While most of New York live theatre remains dormant, and few commercial endeavors have risen to the challenge of what the time demands of them, the artists involved in Quince have been able to create a symbiosis of joyful creation and demands for social change. Friends of Tsivicos and Quiroz-Vazquez are contributing artwork to create the setting of the play. One of their friends, whose work is often political, is designing a crochet sculpture to be used as centerpiece, meanwhile every actor cast is from the Mexican or Chicano communities.

Art in New York City has become a luxury only reserved for those who can pay the highest prices, quite the contrast considering many of the performance arts started as folklore and community rituals. From the moment they met and decided to start working together, Tsivicos and Quiroz-Vazquez, have centered their work on the mission of rescuing and preserving cultural practices that are disappearing with the steamroll of globalization.
For Quiroz-Vazquez, the Mexico of his grandparents is something out of memories he will never get to experience. When he visited Cyprus, where Tsivicos’ family came from, he was surprised to realize how many traditions were preserved and practiced, to the point where the Cyprus he saw in the 21st century, has more in common with the Mexico of his ancestors.

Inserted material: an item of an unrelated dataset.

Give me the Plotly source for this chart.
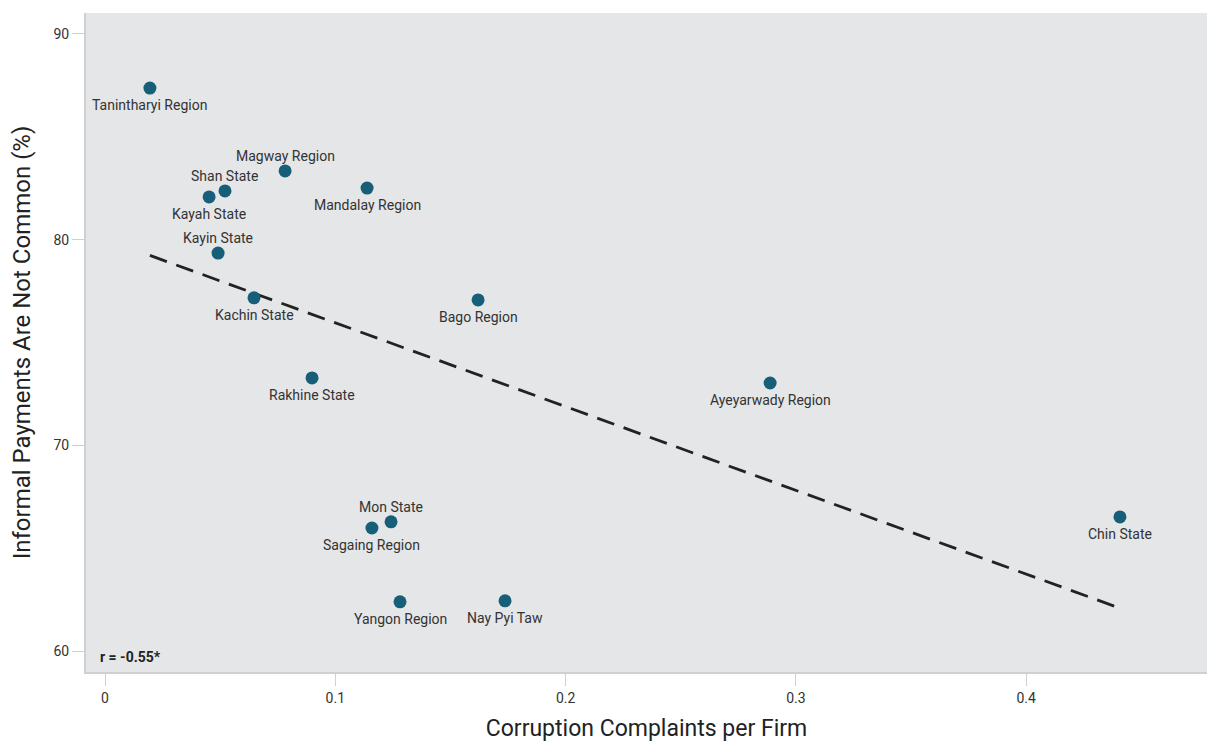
import numpy as np
import plotly.graph_objects as go

regions = ["Tanintharyi Region", "Magway Region", "Shan State", "Kayah State",
           "Mandalay Region", "Kayin State", "Kachin State", "Bago Region",
           "Rakhine State", "Ayeyarwady Region", "Mon State", "Sagaing Region",
           "Chin State", "Yangon Region", "Nay Pyi Taw"]
complaints = [0.0195, 0.0782, 0.0521, 0.0452, 0.1138, 0.0491, 0.0647, 0.1620,
              0.0899, 0.2888, 0.1242, 0.1159, 0.4407, 0.1281, 0.1737]
not_common = [87.37, 83.34, 82.37, 82.08, 82.51, 79.35, 77.17, 77.07,
              73.28, 73.03, 66.28, 65.98, 66.52, 62.39, 62.44]
label_pos = ["below", "above", "above", "below",
             "below", "above", "below", "below",
             "below", "below", "above", "below",
             "below", "below", "below"]
x_ticks = [0, 0.1, 0.2, 0.3, 0.4]
y_ticks = [60, 70, 80, 90]
r_label = "r = -0.55*"

FONT = "Roboto"
x = np.array(complaints)
y = np.array(not_common)
slope, intercept = np.polyfit(x, y, 1)
fx = np.array([x.min(), x.max()])
fy = slope * fx + intercept

fig = go.Figure()
fig.add_trace(go.Scatter(
    x=fx, y=fy, mode="lines",
    line=dict(color="#222222", width=2.8, dash="18px,10px"),
    hoverinfo="skip", showlegend=False))
fig.add_trace(go.Scatter(
    x=complaints, y=not_common, mode="markers",
    marker=dict(color="#175e78", size=13),
    text=regions, hoverinfo="text",
    showlegend=False))

for name, xv, yv, pos in zip(regions, complaints, not_common, label_pos):
    fig.add_annotation(
        x=xv, y=yv, xref="x", yref="y", text=name, showarrow=False,
        yshift=(-17 if pos == "below" else 15),
        font=dict(family=FONT, size=14, color="#333333"))

fig.add_annotation(
    xref="paper", yref="paper", x=0.011, y=0.008,
    xanchor="left", yanchor="bottom", text="<b>" + r_label + "</b>",
    showarrow=False, font=dict(family=FONT, size=14, color="#222222"))

fig.update_layout(
    width=1207, height=743,
    margin=dict(l=86, r=0, t=13, b=71),
    paper_bgcolor="white", plot_bgcolor="#e5e6e8",
    font=dict(family=FONT, color="#333333"),
    xaxis=dict(range=[-0.00825, 0.4785], tickvals=x_ticks,
               ticktext=[str(v) for v in x_ticks],
               showgrid=False, zeroline=False,
               showline=True, linecolor="#d0d0d0", linewidth=2,
               ticks="outside", ticklen=12, tickcolor="#d0d0d0", tickwidth=1,
               tickfont=dict(family=FONT, size=14, color="#333333"),
               title=dict(text="Corruption Complaints per Firm",
                          font=dict(family=FONT, size=23, color="#222222"),
                          standoff=15)),
    yaxis=dict(range=[58.98, 91.02], tickvals=y_ticks,
               showgrid=False, zeroline=False,
               showline=True, linecolor="#d0d0d0", linewidth=2,
               ticks="outside", ticklen=12, tickcolor="#d0d0d0", tickwidth=1,
               tickfont=dict(family=FONT, size=14, color="#333333"),
               title=dict(text="Informal Payments Are Not Common (%)",
                          font=dict(family=FONT, size=24, color="#222222"),
                          standoff=16)),
)

fig.write_html(
    "out.html",
    config={"displayModeBar": False},
    post_script="document.body.style.margin='0';"
                "document.documentElement.style.overflow='hidden';"
                "document.body.style.overflow='hidden';")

Tsivicos had the opportunity to spend lots of time with her grandfather before he passed away, and captured moments of his daily life, so that even after his death, they can stay with her, they’re also memory tools so that she won’t forget where she came from. A land of farmers where her grandmother would still make her own bread and cheese. Tsivicos points out how in quarantine, many Americans who had never considered not buying their food in supermarkets, were suddenly baking bread, making cheese, desperately trying to secure themselves to any roots, as the world shape shifted overnight.

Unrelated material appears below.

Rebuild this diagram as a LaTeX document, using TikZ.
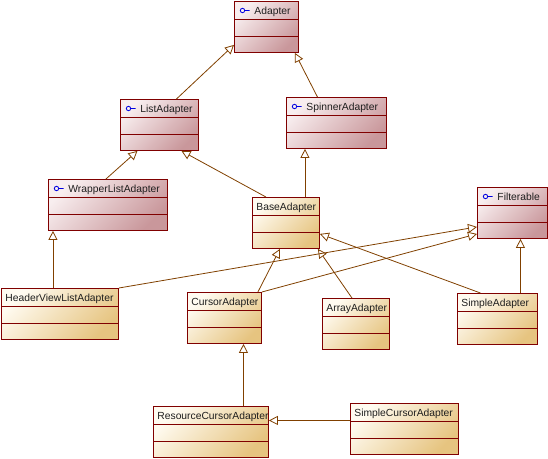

As New Yorkers, Tsivicos and Quiroz-Vazquez are performing a small miracle to remind the city of what it can be when it centers the interests of a community, over greed and indifference. “we need social activities, especially during everything that we’ve been through, it’s important to remind people there are more social activities than just eating out,” says Tsivicos. Quince of course will follow strict social distancing rules and masks will be enforced for the safety of the performers and audience members. It is totally safe, according to the director, who also expresses “a lot of our work goes back to catharsis either for us or for groups of people.”

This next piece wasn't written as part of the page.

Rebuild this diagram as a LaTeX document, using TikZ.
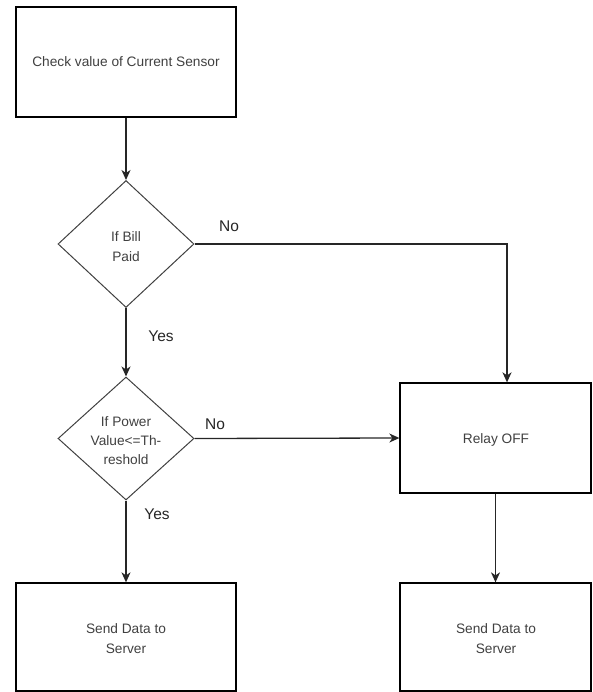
\documentclass[tikz,border=0pt]{standalone}
\usepackage{fontspec}
\setmainfont{Liberation Sans}
\usetikzlibrary{shapes.geometric,arrows.meta}
\begin{document}
\begin{tikzpicture}[x=1pt,y=-1pt,
  boxshape/.style={draw=black, line width=1.3pt, inner sep=0pt},
  dia/.style={draw=black!75, line width=1pt, diamond, inner sep=0pt, aspect=1.07,
    minimum width=136pt, minimum height=127pt},
  boxtext/.style={text=black!75, align=center, font=\fontsize{13.7}{20}\selectfont},
  lbl/.style={text=black!85, font=\fontsize{15.5}{18}\selectfont, inner sep=0pt},
  conn/.style={draw=black!85, line width=1.3pt},
  arr/.style={conn, -{Stealth[length=10pt,width=9pt,inset=3pt]}}
]
\useasboundingbox (0,0) rectangle (592,692);
% boxes
\node[boxshape, minimum width=220pt, minimum height=110pt] (top) at (126,62) {};
\node[boxtext] (toptext) at (126,62) {Check value of Current Sensor};
\node[dia] (d1) at (126,244) {};
\node[boxtext] (d1text) at (126,247) {If Bill\\Paid};
\node[dia, minimum height=123pt, aspect=1.1] (d2) at (126,438.5) {};
\node[boxtext, font=\fontsize{13.7}{19}\selectfont] (d2text) at (126,441) {If Power\\Value<=Th-\\reshold};
\node[boxshape, minimum width=191pt, minimum height=110pt] (relay) at (495.5,438) {};
\node[boxtext] (relaytext) at (496,440) {Relay OFF};
\node[boxshape, minimum width=220pt, minimum height=108pt] (sendl) at (126,637) {};
\node[boxtext] (sendltext) at (126,639) {Send Data to\\Server};
\node[boxshape, minimum width=191pt, minimum height=108pt] (sendr) at (495.5,637) {};
\node[boxtext] (sendrtext) at (496,639) {Send Data to\\Server};
% connectors
\coordinate (c1) at (507,244);
\draw[arr] (top.south) -- (d1.north);
\draw[arr] (d1.south) -- (d2.north);
\draw[arr] (d2.south) -- (sendl.north);
\draw[arr] (d1.east) -- (c1) -- (c1 |- relay.north);
\draw[arr] (d2.east) -- (relay.west);
\draw[arr] (relay.south) -- (sendr.north);
% labels
\node[lbl] (no1) at (229,226) {No};
\node[lbl] (yes1) at (161,336) {Yes};
\node[lbl] (no2) at (215,424) {No};
\node[lbl] (yes2) at (157,514) {Yes};
\end{tikzpicture}
\end{document}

As audience members leave Quince, they will have experienced a modern version of learning, embracing and loving culture through oral tradition. To eavesdrop on each of their conversations on their way home, as they take in the warmth of the Brooklyn summer night, the fragrance of the plants and flowers, and the power of the story they just saw unfold before their eyes, an honor and a pleasure almost too overwhelmingly beautiful to dream of.